Los primeros trillizos nacieron cuando Andrea tenía 18 años. Ahí se enteró que tenía una bisabuela que era trilliza. Todavía estaban en el baile de los pañales y las mamaderas cuando ella fue a un control y el doctor le sugirió que se hiciera un análisis. Le pareció una locura, los bebés tenían apenas seis meses. Pero era cierto, estaba embarazada otra vez y la ecografía marcó que eran tres, otra vez. “Fue una época muy intensa. Pero también la disfruté mucho. Me encantan los chicos, y la ventaja fue que ya le había agarrado la mano. Se criaron todos juntos”, cuenta. Cuando los más grandes tenían nueve años, Andrea y el padre de los chicos se separaron. Desde entonces siguió adelante sola. “Sola es un decir. Porque eso es lo más lindo, cuando tenés seis hijos, nunca, jamás estás sola. Creo que me volvería a animar a tener otro hijo. Y si vienen tres, también van a ser bienvenidos”, dice.
Crianza compartida
Lo mejor de la pandemia, dice Flor Pietro, fue que a sus hijos, Ciro y Benicio, de cuatro años y medio, nunca les faltó un compañero de juego. Eso sí, no fue nada sencillo, afirma. Como es docente de nivel inicial, y counselor de familias, el gran desafío fue compatibilizar. Su marido, Diego San Martin, que es administrador de empresas y trabaja en un empresa multinacional, también estaba trabajando desde su casa, en San Isidro. “Tuvimos que salir a comprar una mesa para que todos tuviéramos como mínimo un lugar para la computadora.

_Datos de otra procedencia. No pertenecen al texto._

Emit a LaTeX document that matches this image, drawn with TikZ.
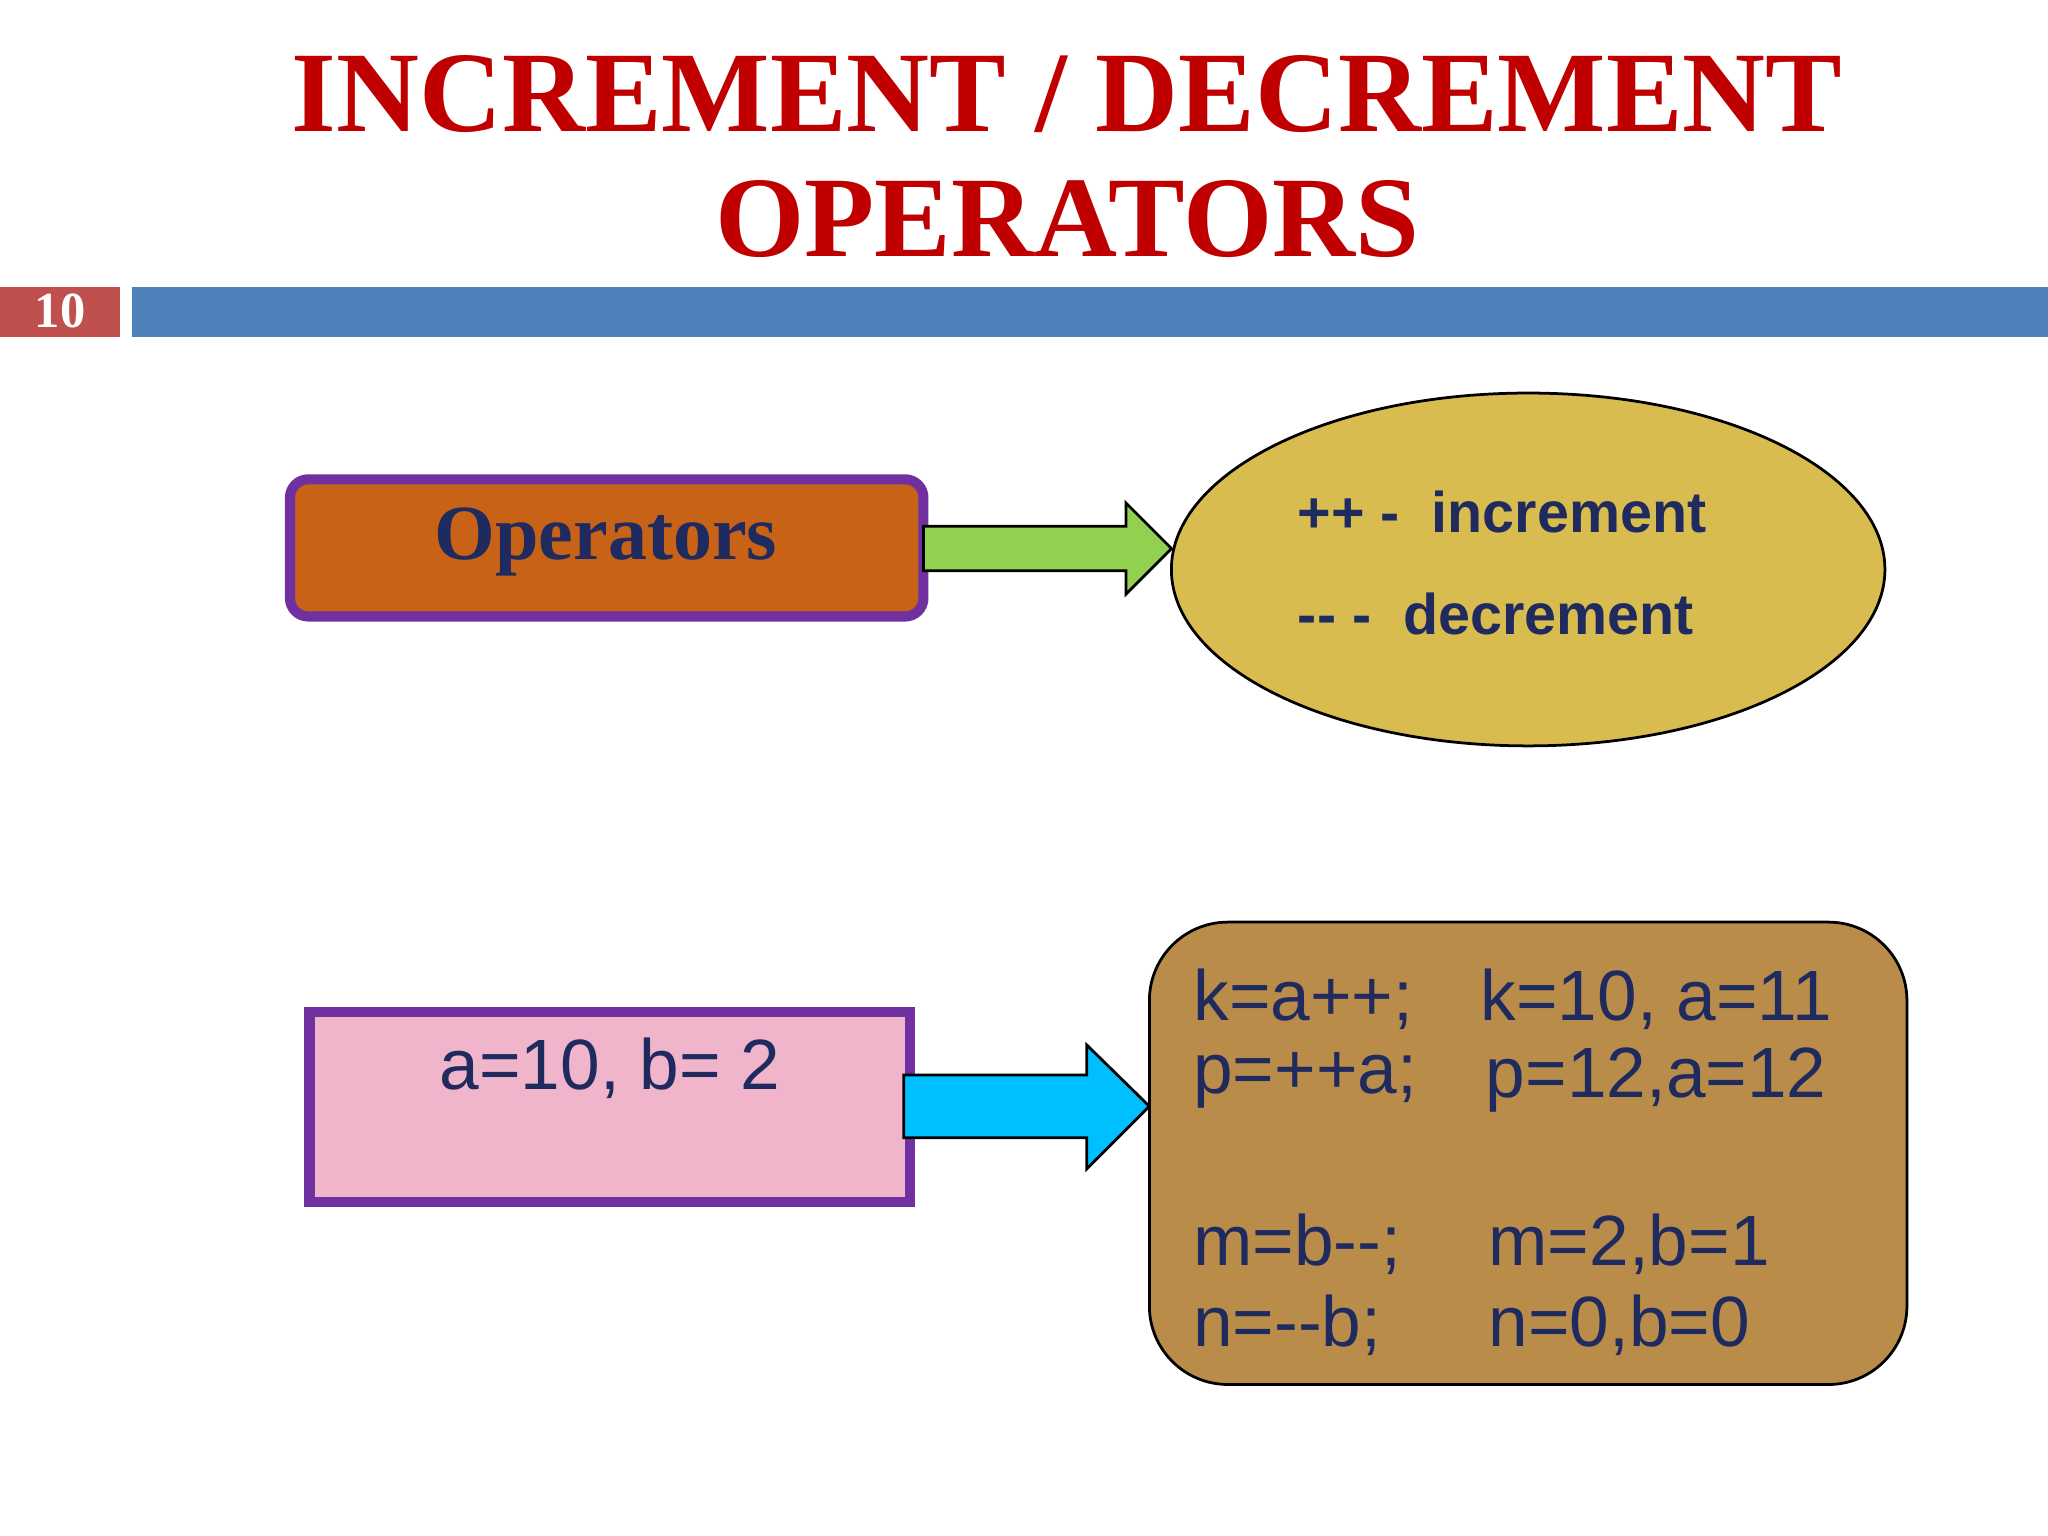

Y reorganizar los espacios”, cuenta. El dilema era cuando coincidían los horarios de los Zooms de los chicos con las clases virtuales que tenía que dar. “En la práctica, si Diego estaba en casa y podía, los conectaba él. Sino, íbamos viendo y estableciendo prioridades. Por momentos, cada uno hablaba de su tema en la computadora y era un caos. Pero también fue un tiempo para estar más en casa juntos y compartir”, cuenta.
En la casa de los San Martín Pietro, las tareas se asumen por igual, cuenta Flor. “Eso fue una ventaja enorme. Porque desde que nacieron, con Diego nos repartimos el cuidado de los chicos y estamos a la par. Cuando eran bebés, si uno estaba al pecho, Diego le daba la mamadera al otro. Y así con todo. Acá no existe el ‘papá me ayuda’. La ‘mapaternidad’ es compartida al 100%”, apunta.
Durante la pandemia, no solo hubo que compatibilizar horarios y actividades laborales. Con el apoyo de la familia, Flor decidió empezar a estudiar psicopedagogía, aprovechando que podía hacerlo a distancia. “Por momentos tenía la sensación de que no llegaba a todo, pero fue una gran posibilidad”, cuenta. Desde que Ciro y Benicio eran bebés que Flor no recordaba esa intensidad de la vida cotidiana, cuando vivía con la sensación de que no le alcanzaban las manos. “Pero lo bueno es que uno se adapta y ya teníamos experiencia en malabares. Y la experiencia resultó muy positiva, porque siempre fuimos muy unidos y ahora lo somos más”, dice.